Raizen knelt beside her, his whole body shaking. He reached out with his good hand, terrified his fingers would pass right through an illusion.
He brushed her cheek. Her skin was warm, and a faint, steady exhale parted her lips.
She was alive.
I need you to…
The whisper returned, no longer cold but... Purposeful.
Take care of her.
It wasn't a request. It was a command, a thread connecting him to something he didn't understand.
But in the wreckage of everything, it gave him a reason to keep going.
He slipped his good arm under her shoulders and lifted. She was lighter than she looked, but for his battered body, it was sheer agony. His sliced hand screamed in protest, blood soaking into her pristine white dress, but he clenched his teeth and pulled her against his chest. Holding her felt like holding a shield against his own breaking mind and against the cruelness of the world
Through the trees ahead, a massive silhouette broke the skyline.
Neoshima. Even from here, the fortress looked impossible - massive metallic petals rising like a steel lotus against the night. He had never been there. Never imagined he'd need to. Only the merchants who came to his village for fish and herbs. Now, it was the only sanctuary left.

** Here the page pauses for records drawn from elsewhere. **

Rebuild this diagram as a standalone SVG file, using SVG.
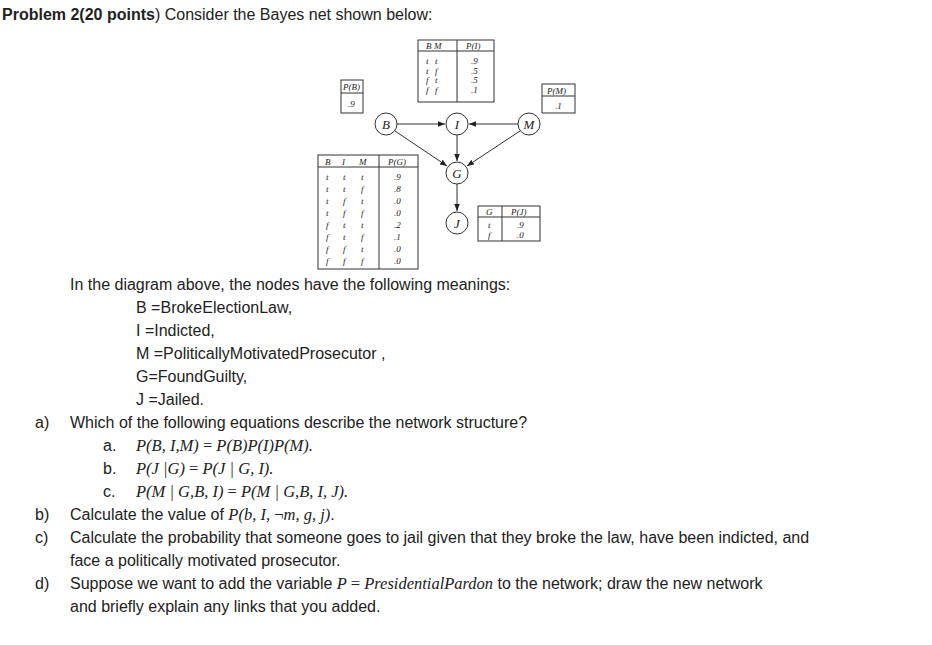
<svg xmlns="http://www.w3.org/2000/svg" width="932" height="645" viewBox="0 0 932 645">
<defs>
<marker id="ah" viewBox="0 0 10 10" refX="10" refY="5" markerWidth="7" markerHeight="7" orient="auto"><path d="M0,1 L10,5 L0,9 z" fill="#222"/></marker>
<style>
.t{font-family:"Liberation Sans",Arial,sans-serif;font-size:16px;fill:#222}
.m{font-family:"Liberation Serif",serif;font-style:italic;font-size:16.5px;fill:#222}
.s{font-family:"Liberation Serif",serif;font-style:italic;font-size:9px;fill:#222}
.n{font-family:"Liberation Serif",serif;font-style:italic;font-size:13px;fill:#222;text-anchor:middle}
.box{fill:#fff;stroke:#333;stroke-width:1}
.node{fill:#fff;stroke:#333;stroke-width:1}
.e{stroke:#333;stroke-width:1;fill:none;marker-end:url(#ah)}
</style>
</defs>
<rect width="932" height="645" fill="#fff"/>
<text class="t" x="2" y="20"><tspan font-weight="bold">Problem 2(20 points</tspan>) Consider the Bayes net shown below:</text>

<g id="cptI"><rect class="box" x="418" y="40" width="76" height="62"/><line x1="418" y1="51" x2="494" y2="51" stroke="#333"/><line x1="457" y1="40" x2="457" y2="102" stroke="#333"/>
<text class="s" x="426" y="49">B</text><text class="s" x="434" y="49">M</text><text class="s" x="466" y="49">P(I)</text>
<text class="s" x="426" y="64">t</text><text class="s" x="435" y="64">t</text><text class="s" x="471" y="64">.9</text>
<text class="s" x="426" y="74">t</text><text class="s" x="435" y="74">f</text><text class="s" x="471" y="74">.5</text>
<text class="s" x="426" y="83">f</text><text class="s" x="435" y="83">t</text><text class="s" x="471" y="83">.5</text>
<text class="s" x="426" y="93">f</text><text class="s" x="435" y="93">f</text><text class="s" x="471" y="93">.1</text></g>

<g id="cptB"><rect class="box" x="341" y="80" width="22" height="33"/><line x1="341" y1="93" x2="363" y2="93" stroke="#333"/>
<text class="s" x="343" y="90">P(B)</text><text class="s" x="348" y="107">.9</text></g>

<g id="cptM"><rect class="box" x="542" y="84" width="33" height="29"/><line x1="542" y1="96" x2="575" y2="96" stroke="#333"/>
<text class="s" x="547" y="94">P(M)</text><text class="s" x="555" y="109">.1</text></g>

<g id="cptG"><rect class="box" x="318" y="155" width="100" height="114"/><line x1="318" y1="167" x2="418" y2="167" stroke="#333"/><line x1="379" y1="155" x2="379" y2="269" stroke="#333"/>
<text class="s" x="325" y="165">B</text><text class="s" x="342" y="165">I</text><text class="s" x="359" y="165">M</text><text class="s" x="388" y="165">P(G)</text>
<g id="gcols">
<text class="s" x="326" y="180">t</text><text class="s" x="343" y="180">t</text><text class="s" x="361" y="180">t</text><text class="s" x="394" y="180">.9</text>
<text class="s" x="326" y="192">t</text><text class="s" x="343" y="192">t</text><text class="s" x="361" y="192">f</text><text class="s" x="394" y="192">.8</text>
<text class="s" x="326" y="204">t</text><text class="s" x="343" y="204">f</text><text class="s" x="361" y="204">t</text><text class="s" x="394" y="204">.0</text>
<text class="s" x="326" y="216">t</text><text class="s" x="343" y="216">f</text><text class="s" x="361" y="216">f</text><text class="s" x="394" y="216">.0</text>
<text class="s" x="326" y="228">f</text><text class="s" x="343" y="228">t</text><text class="s" x="361" y="228">t</text><text class="s" x="394" y="228">.2</text>
<text class="s" x="326" y="240">f</text><text class="s" x="343" y="240">t</text><text class="s" x="361" y="240">f</text><text class="s" x="394" y="240">.1</text>
<text class="s" x="326" y="252">f</text><text class="s" x="343" y="252">f</text><text class="s" x="361" y="252">t</text><text class="s" x="394" y="252">.0</text>
<text class="s" x="326" y="264">f</text><text class="s" x="343" y="264">f</text><text class="s" x="361" y="264">f</text><text class="s" x="394" y="264">.0</text>
</g></g>

<g id="cptJ"><rect class="box" x="478" y="206" width="62" height="35"/><line x1="478" y1="217" x2="540" y2="217" stroke="#333"/><line x1="502" y1="206" x2="502" y2="241" stroke="#333"/>
<text class="s" x="486" y="215">G</text><text class="s" x="511" y="215">P(J)</text>
<text class="s" x="488" y="228">t</text><text class="s" x="517" y="228">.9</text>
<text class="s" x="488" y="238">f</text><text class="s" x="517" y="238">.0</text></g>

<g id="edges">
<line class="e" x1="397" y1="124" x2="445" y2="124"/>
<line class="e" x1="518" y1="124" x2="469" y2="124"/>
<line class="e" x1="395" y1="131" x2="447" y2="166"/>
<line class="e" x1="520" y1="131" x2="467" y2="166"/>
<line class="e" x1="457" y1="135" x2="457" y2="161"/>
<line class="e" x1="457" y1="184" x2="457" y2="211"/>
</g>
<g id="B"><circle class="node" cx="386" cy="124" r="11"/><text class="n" x="386" y="129">B</text></g>
<g id="I"><circle class="node" cx="457" cy="124" r="11"/><text class="n" x="457" y="129">I</text></g>
<g id="M"><circle class="node" cx="529" cy="124" r="11"/><text class="n" x="529" y="129">M</text></g>
<g id="G"><circle class="node" cx="457" cy="173" r="11"/><text class="n" x="457" y="178">G</text></g>
<g id="J"><circle class="node" cx="457" cy="223" r="11"/><text class="n" x="457" y="228">J</text></g>

<text class="t" x="70" y="290">In the diagram above, the nodes have the following meanings:</text>
<text class="t" x="136" y="313">B =BrokeElectionLaw,</text>
<text class="t" x="136" y="336">I =Indicted,</text>
<text class="t" x="136" y="359">M =PoliticallyMotivatedProsecutor ,</text>
<text class="t" x="136" y="382">G=FoundGuilty,</text>
<text class="t" x="136" y="405">J =Jailed.</text>
<text class="t" x="35" y="428">a)</text><text class="t" x="70" y="428">Which of the following equations describe the network structure?</text>
<text class="t" x="103" y="451">a.</text><text class="m" x="136" y="451">P(B, I,M)  <tspan font-style="normal">=</tspan>  P(B)P(I)P(M).</text>
<text class="t" x="103" y="474">b.</text><text class="m" x="136" y="474">P(J |G)  <tspan font-style="normal">=</tspan>  P(J | G, I).</text>
<text class="t" x="103" y="497">c.</text><text class="m" x="136" y="497">P(M | G,B, I)  <tspan font-style="normal">=</tspan>  P(M | G,B, I, J).</text>
<text class="t" x="35" y="520">b)</text><text class="t" x="70" y="520">Calculate the value of <tspan class="m">P(b, I, <tspan font-style="normal">¬</tspan>m, g, j)</tspan>.</text>
<text class="t" x="35" y="543">c)</text><text class="t" x="70" y="543">Calculate the probability that someone goes to jail given that they broke the law, have been indicted, and</text>
<text class="t" x="70" y="566">face a politically motivated prosecutor.</text>
<text class="t" x="35" y="589">d)</text><text class="t" x="70" y="589">Suppose we want to add the variable <tspan class="m">P <tspan font-style="normal">=</tspan> PresidentialPardon</tspan> to the network; draw the new network</text>
<text class="t" x="70" y="612">and briefly explain any links that you added.</text>
</svg>
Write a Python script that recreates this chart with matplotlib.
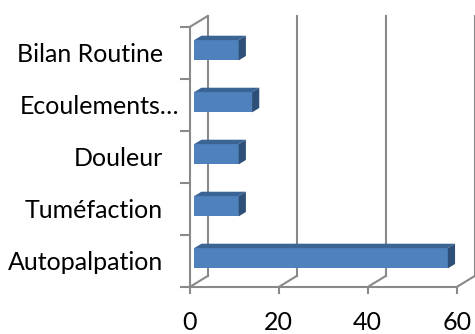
import matplotlib
matplotlib.use("Agg")
import matplotlib.pyplot as plt
from matplotlib.patches import Polygon

categories = ["Autopalpation", "Tuméfaction", "Douleur", "Ecoulements…", "Bilan Routine"]
valeurs = [57, 10, 10, 13, 10]
graduations = [0, 20, 40, 60]

plt.rcParams["font.family"] = ["Lato", "DejaVu Sans"]

fig = plt.figure(figsize=(4.75, 3.34), dpi=100)
ax = fig.add_axes([189.7 / 475, 47 / 334, 267 / 475, 260 / 334])
ax.set_xlim(0, 60)
ax.set_ylim(0, len(categories))

# decalage de profondeur (effet 3D) en unites de donnees
prof_x = 18 / 267 * 60
prof_y = 11 / 260 * len(categories)
gris = "#898989"

# plan du fond et plancher
for g in graduations:
    ax.plot([g + prof_x, g + prof_x], [prof_y, len(categories) + prof_y],
            color=gris, lw=1.5, clip_on=False, zorder=1)
    ax.plot([g, g + prof_x], [0, prof_y], color=gris, lw=1.5, clip_on=False, zorder=1)
ax.plot([0, prof_x], [len(categories), len(categories) + prof_y],
        color=gris, lw=1.5, clip_on=False, zorder=1)

# barres 3D : face avant, dessus, cote
d0, d1 = 0.25, 0.65
h = 0.39
for i, v in enumerate(valeurs):
    ox, oy = d0 * prof_x, d0 * prof_y
    ex, ey = (d1 - d0) * prof_x, (d1 - d0) * prof_y
    y0 = i + 0.5 - h / 2 + oy
    y1 = y0 + h
    x0, x1 = ox, v + ox
    face = Polygon([(x0, y0), (x1, y0), (x1, y1), (x0, y1)],
                   facecolor="#4F81BD", edgecolor="none", zorder=3, clip_on=False)
    dessus = Polygon([(x0, y1), (x1, y1), (x1 + ex, y1 + ey), (x0 + ex, y1 + ey)],
                     facecolor="#3B6496", edgecolor="none", zorder=3, clip_on=False)
    cote = Polygon([(x1, y0), (x1 + ex, y0 + ey), (x1 + ex, y1 + ey), (x1, y1)],
                   facecolor="#2E5078", edgecolor="none", zorder=3, clip_on=False)
    for p in (face, dessus, cote):
        ax.add_patch(p)

for s in ("top", "right"):
    ax.spines[s].set_visible(False)
for s in ("left", "bottom"):
    ax.spines[s].set_color(gris)
    ax.spines[s].set_linewidth(1.5)
    ax.spines[s].set_zorder(2)

ax.set_xticks(graduations)
ax.set_xticklabels([str(g) for g in graduations])
ax.tick_params(axis="x", length=5, width=1.5, color=gris, pad=12.5, labelsize=18)

ax.set_yticks(range(len(categories) + 1))
ax.set_yticklabels([])
ax.tick_params(axis="y", which="major", length=7, width=1.5, color=gris)

# etiquettes des categories ; le libelle tronque deborde plus a droite
for i, c in enumerate(categories):
    decal = -10 if c.endswith("…") else -27
    ax.annotate(c, xy=(0, i + 0.5), xycoords=("axes fraction", "data"),
                xytext=(decal, -2), textcoords="offset pixels",
                ha="right", va="center", fontsize=18)

fig.savefig("out.png", dpi=100)
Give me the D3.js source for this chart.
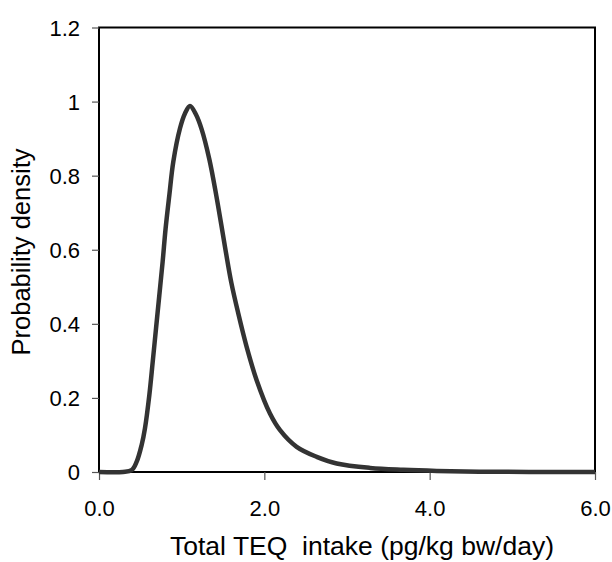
<!DOCTYPE html>
<html><head><meta charset="utf-8">
<script src="https://cdn.jsdelivr.net/npm/d3@7"></script>
<style>body{margin:0;background:#fff}svg{display:block}</style>
</head><body>
<svg id="c" width="612" height="562"></svg>
<script>
const xValues = [0, 0.29, 0.395, 0.456, 0.516, 0.556, 0.609, 0.65, 0.69, 0.73, 0.77, 0.806, 0.851, 0.899, 0.98, 1.04, 1.101, 1.173, 1.242, 1.334, 1.42, 1.524, 1.60, 1.685, 1.786, 1.907, 2.068, 2.19, 2.391, 2.633, 2.875, 3.28, 3.68, 4.085, 4.6, 5.2, 6.0];
const yValues = [0, 0, 0.005, 0.028, 0.073, 0.118, 0.208, 0.298, 0.388, 0.478, 0.568, 0.658, 0.748, 0.838, 0.928, 0.968, 0.988, 0.965, 0.925, 0.845, 0.745, 0.608, 0.512, 0.428, 0.338, 0.248, 0.158, 0.113, 0.068, 0.041, 0.023, 0.011, 0.006, 0.003, 0.001, 0, 0];
const xTicks = [0, 2, 4, 6];
const yTicks = [0, 0.2, 0.4, 0.6, 0.8, 1, 1.2];
const xTitle = "Total TEQ\u00a0 intake (pg/kg bw/day)";
const yTitle = "Probability density";

const svg = d3.select("#c");
const L = 99, R = 595, T = 27.5, B = 472;
const x = d3.scaleLinear().domain([0, 6]).range([L, R]);
const y = d3.scaleLinear().domain([0, 1.2]).range([B, T]);
const font = "Arial, 'Liberation Sans', sans-serif";

// frame
svg.append("rect").attr("x", L).attr("y", T).attr("width", R - L).attr("height", B - T)
  .attr("fill", "none").attr("stroke", "#000").attr("stroke-width", 2);

// y axis
const ya = svg.append("g").attr("transform", `translate(${L},0)`)
  .call(d3.axisLeft(y).tickValues(yTicks).tickSize(7).tickPadding(12).tickFormat(d => d3.format("")(+d.toFixed(1))));
ya.select(".domain").remove();
ya.selectAll("line").attr("stroke", "#555").attr("stroke-width", 1.2);
ya.selectAll("text").attr("font-family", font).attr("font-size", 22).attr("fill", "#000").attr("dy", "0.35em");

// x axis
const xa = svg.append("g").attr("transform", `translate(0,${B})`)
  .call(d3.axisBottom(x).tickValues(xTicks).tickSize(8).tickPadding(20).tickFormat(d3.format(".1f")));
xa.select(".domain").remove();
xa.selectAll("line").attr("stroke", "#555").attr("stroke-width", 1.2);
xa.selectAll("text").attr("font-family", font).attr("font-size", 22).attr("fill", "#000").attr("dy", "0");
xa.selectAll("text").attr("y", 44);

// curve
const pts = xValues.map((v, i) => [v, yValues[i]]);
svg.append("path").datum(pts)
  .attr("fill", "none").attr("stroke", "#333").attr("stroke-width", 4.5)
  .attr("stroke-linejoin", "round")
  .attr("d", d3.line().x(d => x(d[0])).y(d => Math.min(y(0), y(d[1]))).curve(d3.curveCatmullRom.alpha(0.5)));

// titles
svg.append("text").attr("x", 362).attr("y", 555).attr("text-anchor", "middle")
  .attr("font-family", font).attr("font-size", 26.5).attr("fill", "#000").text(xTitle);
svg.append("text").attr("transform", "translate(30,252) rotate(-90)").attr("text-anchor", "middle")
  .attr("font-family", font).attr("font-size", 25.5).attr("fill", "#000").text(yTitle);
</script>
</body></html>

His legs trembled with every step. Every few minutes, he paused, pressing his ear close to her chest just to make sure her fragile heartbeat was still going. As long as the fragile sound continued, he kept moving.
The forest finally thinned, giving way to open fields cut by concrete paths, the tall grass swaying lightly in the wind. Neoshima's towering walls loomed over them, close enough now to see the cold rivets holding the steel together.
Unwelcoming… But safe.
He couldn't take another step. His vision tunneled, the world tilting violently. He clutched the girl tighter as he pitched forward onto the cold, hard path.
"I'll kill them," he wheezed to the empty air, the words tasting like ash and iron. A broken, pathetic sob caught in his ruined throat. "I'll kill them all."
The world faded away into darkness.
✦ ✦ ✦
The heavy thud of boots stopped on the concrete path.
The man who owned them carried war in his posture - broad shoulders, grey-streaked hair tied back, and a heavily scarred jawline. His mechanical arm clicked faintly, the servos whining as they adjusted to his sudden halt.
A boy lay bleeding on the path ahead, completely unconscious. In his arms, shielded fiercely against his chest, was a girl just about his age.
The veteran stared at the two children. His expression didn't change, but his mechanical fingers twitched, a phantom ache flared in a limb he no longer had. Without warning, a voice slipped into his mind.
Not his own thoughts - something else.
You failed your family once.
His flesh hand twitched toward the knives at his hip, fingers curling around one grip. But there was nothing to attack, no enemy to face. Just the whisper, already inside him, somehow too calm to fear.
...Don't fail again.
The man's breath stopped, his gaze dropping to the boy, then to the girl cradled in his arms.
He felt watched.
...Like someone – or something – hidden in the night knew what he'd buried his entire life, knew the mistakes he'd spent a decade trying to forget, and was offering him one chance - just one - to get it right this time.